Nord Resources Corporation
1 Wetmore Road, Suite 203
Tucson, Arizona 85705
Tel: (520) 292-0266 Fax: (520) 292-0268



Nord Resources Corporation Announces
Receipt of Final $2.2 Million Payment Pursuant to
Settlement Agreement With Platinum Diversified Mining, Inc.


September 24, 2007

SOURCE: Nord Resources Corporation

TUCSON, Arizona., July 5, 2007 - Mr. John Perry, President and CEO of Nord Resources Corporation ("Nord") (Other OTC: NRDS.PK - News) announced today that Nord has received the final payment of approximately $2.2 million pursuant to its Settlement Agreement dated March 7, 2007 with Platinum Diversified Mining, Inc. (“PDM”) and PDM’s direct and indirect subsidiaries, Platinum Diversified Mining USA, Inc. (“PDM USA”) and PDM Merger Corp. (together with PDM and PDM USA, the “PDM Parties”). The Settlement Agreement provided for the settlement of the dispute and disagreements between Nord and the PDM Parties arising in connection with agreement and plan of merger dated October 23, 2006 which had contemplated the acquisition of Nord by PDM in an all-cash merger transaction.

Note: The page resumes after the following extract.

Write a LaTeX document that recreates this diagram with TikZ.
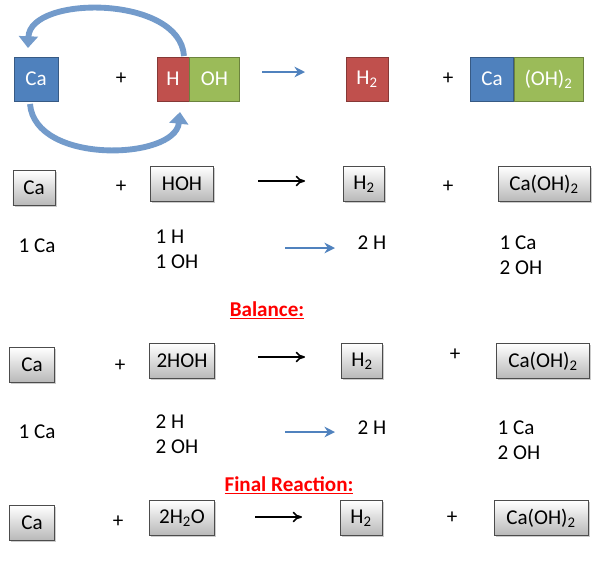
\documentclass[tikz,border=0pt]{standalone}
\usepackage{fontspec}
\setmainfont{Carlito}
\usetikzlibrary{arrows.meta}
\usetikzlibrary{shadows}
\usetikzlibrary{positioning}
\definecolor{caBlue}{RGB}{79,129,189}
\definecolor{hRed}{RGB}{192,80,77}
\definecolor{ohGreen}{RGB}{155,187,89}
\definecolor{arrBlue}{RGB}{80,130,190}
\newcommand{\sub}[1]{\textsubscript{#1}}
\begin{document}
\begin{tikzpicture}[x=0.03cm, y=-0.03cm, font=\fontsize{18}{21}\selectfont]
    \tikzset{
        tile/.style={draw=#1!70!black, fill=#1, text=white, minimum height=1.32cm, inner sep=0pt},
        gbox/.style={draw=black!70, top color=white, bottom color=black!28, minimum height=1.05cm,
            inner sep=3pt, drop shadow={shadow xshift=1.5pt, shadow yshift=-1.5pt, opacity=0.4}},
        rx/.style={-{To[length=8pt,width=9pt]}, line width=1.4pt},
        bx/.style={-{Stealth[length=9pt,width=9pt]}, arrBlue, line width=1.4pt},
        head/.style={text=red, font=\fontsize{18}{21}\selectfont\bfseries}
    }
    \useasboundingbox (0,0) rectangle (600,577);

    % top row
    \node [tile=caBlue, minimum width=1.32cm] (ca0) at (36,79) {Ca};
    \node [tile=hRed, minimum width=0.96cm] (h0) at (173,79) {H};
    \node [tile=ohGreen, minimum width=1.5cm, anchor=west] (oh0) at (h0.east) {OH};
    \node [tile=hRed, minimum width=1.26cm] (h20) at (367,79) {H\sub{2}};
    \node [tile=caBlue, minimum width=1.29cm] (ca1) at (492,79) {Ca};
    \node [tile=ohGreen, minimum width=2.07cm, anchor=west] (oh1) at (ca1.east) {(OH)\sub{2}};
    \node (p01) at (121,79) {+};
    \node (p02) at (448,79) {+};
    \coordinate (a0s) at (262,72);
    \coordinate (a0e) at (305,72);
    \draw [bx] (a0s) -- (a0e);
    \draw [line width=5pt, arrBlue!80, -{Triangle[length=10pt,width=16pt]}] (184,56) .. controls (180,-5) and (30,-5) .. (28,48);
    \draw [line width=5pt, arrBlue!80, -{Triangle[length=10pt,width=16pt]}] (30,104) .. controls (35,165) and (175,160) .. (180,112);

    % unbalanced
    \node [gbox, minimum width=1.26cm] (ca2) at (34,188) {Ca};
    \node [gbox, minimum width=1.9cm] (hoh2) at (182,184) {HOH};
    \node [gbox, minimum width=1.23cm] (h22) at (364,184) {H\sub{2}};
    \node [gbox, minimum width=2.76cm] (caoh2) at (544,184) {Ca(OH)\sub{2}};
    \node (p21) at (121,187) {+};
    \node (p22) at (448,187) {+};
    \coordinate (a2s) at (258,181);
    \coordinate (a2e) at (305,181);
    \draw [rx] (a2s) -- (a2e);

    \node (c3a) at (37,246) {1 Ca};
    \node [align=left] (c3b) at (177,249) {1 H\\1 OH};
    \node (c3c) at (372,243) {2 H};
    \node [align=left] (c3d) at (521,255) {1 Ca\\2 OH};
    \coordinate (a3s) at (285,248);
    \coordinate (a3e) at (335,248);
    \draw [bx] (a3s) -- (a3e);

    \node [head] (bal) at (267,310) {\underline{Balance:}};

    % balanced
    \node [gbox, minimum width=1.35cm] (ca4) at (32,365) {Ca};
    \node [gbox, minimum width=1.95cm] (hoh4) at (182,361) {2HOH};
    \node [gbox, minimum width=1.23cm] (h24) at (362,361) {H\sub{2}};
    \node [gbox, minimum width=2.79cm] (caoh4) at (543,361) {Ca(OH)\sub{2}};
    \node (p41) at (120,366) {+};
    \node (p42) at (455,355) {+};
    \coordinate (a4s) at (258,357);
    \coordinate (a4e) at (305,357);
    \draw [rx] (a4s) -- (a4e);

    \node (c5a) at (37,432) {1 Ca};
    \node [align=left] (c5b) at (177,434) {2 H\\2 OH};
    \node (c5c) at (372,428) {2 H};
    \node [align=left] (c5d) at (519,440) {1 Ca\\2 OH};
    \coordinate (a5s) at (285,432);
    \coordinate (a5e) at (335,432);
    \draw [bx] (a5s) -- (a5e);

    \node [head] (fin) at (289,485) {\underline{Final Reaction:}};

    % final
    \node [gbox, minimum width=1.35cm] (ca6) at (32,523) {Ca};
    \node [gbox, minimum width=1.95cm] (h2o6) at (182,518) {2H\sub{2}O};
    \node [gbox, minimum width=1.26cm] (h26) at (361,518) {H\sub{2}};
    \node [gbox, minimum width=2.82cm] (caoh6) at (541,518) {Ca(OH)\sub{2}};
    \node (p61) at (118,522) {+};
    \node (p62) at (452,518) {+};
    \coordinate (a6s) at (255,517);
    \coordinate (a6e) at (302,517);
    \draw [rx] (a6s) -- (a6e);
\end{tikzpicture}
\end{document}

Nord received an initial payment of $1.1 million under the Settlement Agreement in March 2007, and has been receiving monthly payments of $50,000 from the PDM Parties. The final payment was contingent upon the completion of an acquisition by PDM meeting certain prescribed criteria. Nord has now received a total of $3.6 million from the PDM Parties in full and final settlement of all claims and disputes between the parties.

For information contact:

Nord Resources Corporation
John T. Perry
(520) 292-0266
www.nordresources.com


Forward-Looking Statement Disclaimer

This press release includes certain statements that may be deemed "forward-looking statements” within the meaning of the Private Securities Litigation Reform Act of 1995 and are intended to be covered by the safe harbor created by such legislation. All statements in this release, other than statements of historical facts, that address future financing, development and mining activities of Nord are forward-looking statements. Factors that could cause actual results to differ materially from those in forward-looking statements include: the market price of copper; the costs and timing to re-activate the Johnson Camp Mine; and general economic, market and business conditions. In addition, there are numerous activities that need to be completed to facilitate reactivation of the Johnson Camp Mine, including, without limitation, optimizing the mine plan, successful negotiation of contracts for the supply of power, for sale of copper and for shipping, and handling any other infrastructure issues. At the same time, Nord must recruit and train additional personnel, and hire and mobilize a mining contractor who will purchase all the required large scale mining equipment Nord does not already own. There is no certainty that Nord will be able to retain a suitable mining contractor on a timely basis, if at all, or that it will be able to negotiate supply and sales agreements on terms acceptable to it. Investors are cautioned that any such statements are not guarantees of future performance and that actual results or developments may differ materially from those projected in the forward-looking statements. In addition, Nord’s business and operations are subject to the risks set forth in Nord’s most recent Form 10-KSB, Form 10-QSB and other SEC filings which are available through EDGAR at www.sec.gov. These are among the primary risks we foresee at the present time. Nord assumes no obligation to update the forward-looking statements.